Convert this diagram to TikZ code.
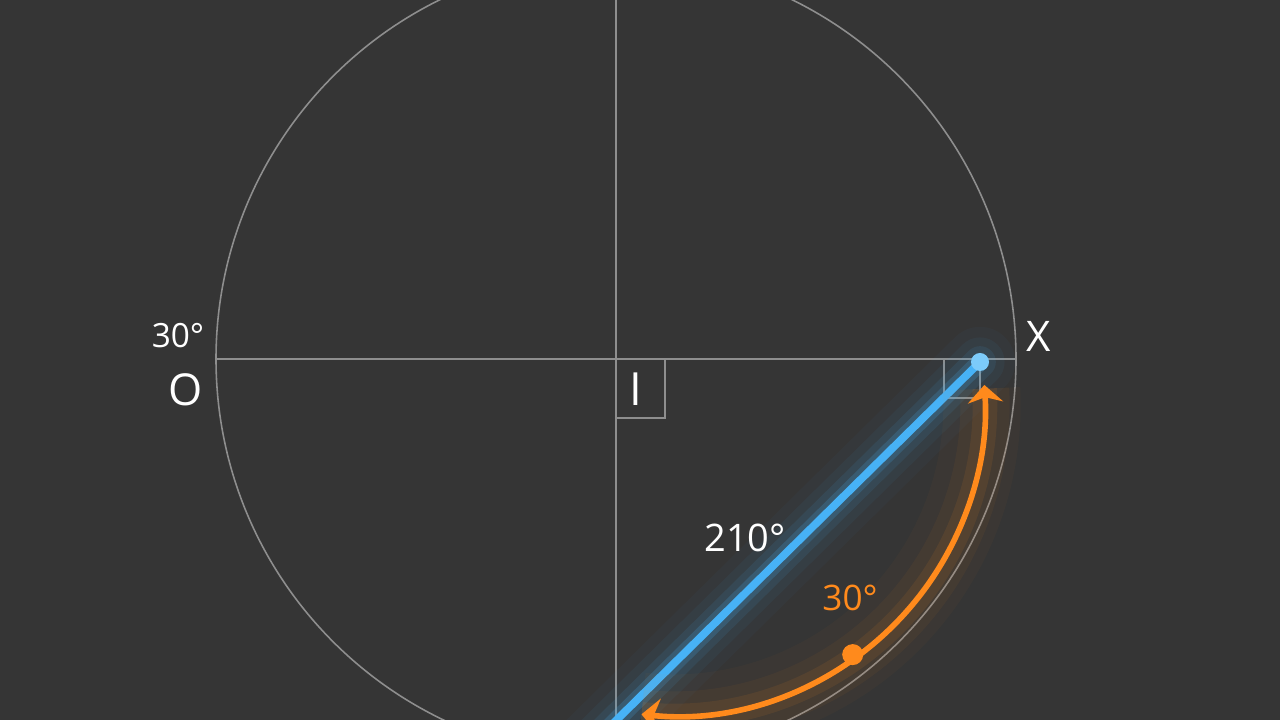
\documentclass[tikz,border=0pt]{standalone}
\usepackage{fontspec}
\setmainfont{Open Sans}
\usetikzlibrary{arrows.meta}
\definecolor{bgdark}{HTML}{353535}
\definecolor{gridgray}{HTML}{8E8E8E}
\definecolor{rayblue}{HTML}{47B2F6}
\definecolor{dotblue}{HTML}{7CCBFA}
\definecolor{arcorange}{HTML}{FF8A1C}

\begin{document}
\begin{tikzpicture}[>=latex, x=1cm, y=1cm]

\fill[bgdark](0,0)rectangle(12.8,7.2);
			\useasboundingbox(0,0)rectangle(12.8,7.2);
			\clip(0,0)rectangle(12.8,7.2);
			
			\coordinate (C) at (6.16,3.61);
			\coordinate (P) at (9.80,3.58);
			\coordinate (B) at (5.80,-0.36);
			\coordinate (A) at (6.74,3.15);
			
			\draw[color=gridgray, line width=0.45pt](C)circle(4.00); 
			\draw[color=gridgray, line width=0.45pt](2.16,3.61)--(10.16,3.61); 
			\draw[color=gridgray, line width=0.45pt](6.16,7.2)--(6.16,0);
			\draw[color=gridgray, line width=0.45pt](C)rectangle(6.65,3.02);
			\draw[color=gridgray, line width=0.45pt](9.44,3.61)rectangle(9.80,3.22);
			
			\draw[color=rayblue, line width=20pt, opacity=0.03, line cap=round](B)--(P);
			\draw[color=rayblue, line width=14pt, opacity=0.05, line cap=round](B)--(P);
			\draw[color=rayblue, line width=9pt, opacity=0.09, line cap=round](B)--(P);
			\draw[color=rayblue, line width=5pt, opacity=0.18](B)--(P);
			\draw[color=rayblue, line width=2.2pt](B)--(P);
			\fill[color=dotblue](P)circle(0.09);
			
			\draw[color=arcorange, line width=22pt, opacity=0.03]([shift={(-96:3.08)}]A)arc[start angle=-96, end angle=3, radius=3.08];
			\draw[color=arcorange, line width=14pt, opacity=0.05]([shift={(-96:3.11)}]A)arc[start angle=-96, end angle=3, radius=3.11];
			\draw[color=arcorange, line width=7pt, opacity=0.09]([shift={(-96:3.11)}]A)arc[start angle=-96, end angle=3, radius=3.11];
			\draw[color=arcorange, line width=1.6pt, {Stealth[length=5pt, width=10pt, inset=1.5pt]}-{Stealth[length=5pt, width=10pt, inset=1.5pt]}]([shift={(-96:3.11)}]A)arc[start angle=-96, end angle=3.7, radius=3.11];
			\fill[color=arcorange]([shift={(-54.4:3.07)}]A)circle(0.105);
			
			\node[white, font=\fontsize{9.5}{11}\selectfont] (angleleft) at (1.78,3.84){30°};
			\node[white, font=\fontsize{12.5}{14}\selectfont] (pointO) at (1.86,3.30){O};
			\node[white, font=\fontsize{12}{14}\selectfont] (pointX) at (10.39,3.84){X};
			\node[white, font=\fontsize{13}{15}\selectfont] (pointI) at (6.36,3.31){I};
			\node[white, font=\fontsize{10.8}{13}\selectfont] (angleray) at (7.45,1.82){210°};
			\node[color=arcorange, font=\fontsize{10}{12}\selectfont] (anglearc) at (8.50,1.22){30°};

		\end{tikzpicture}
\end{document}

= EXERCISE GOAL =
Everything from the first line of the listing above through the line that contains "(A) at (6.74,3.15);" is to be restated word for word, minus the pictures.

= RESULT FOR THIS TASK =
Convert this diagram to TikZ code.
\documentclass[tikz,border=0pt]{standalone}
\usepackage{fontspec}
\setmainfont{Open Sans}
\usetikzlibrary{arrows.meta}
\definecolor{bgdark}{HTML}{353535}
\definecolor{gridgray}{HTML}{8E8E8E}
\definecolor{rayblue}{HTML}{47B2F6}
\definecolor{dotblue}{HTML}{7CCBFA}
\definecolor{arcorange}{HTML}{FF8A1C}

\begin{document}
\begin{tikzpicture}[>=latex, x=1cm, y=1cm]

\fill[bgdark](0,0)rectangle(12.8,7.2);
			\useasboundingbox(0,0)rectangle(12.8,7.2);
			\clip(0,0)rectangle(12.8,7.2);
			
			\coordinate (C) at (6.16,3.61);
			\coordinate (P) at (9.80,3.58);
			\coordinate (B) at (5.80,-0.36);
			\coordinate (A) at (6.74,3.15);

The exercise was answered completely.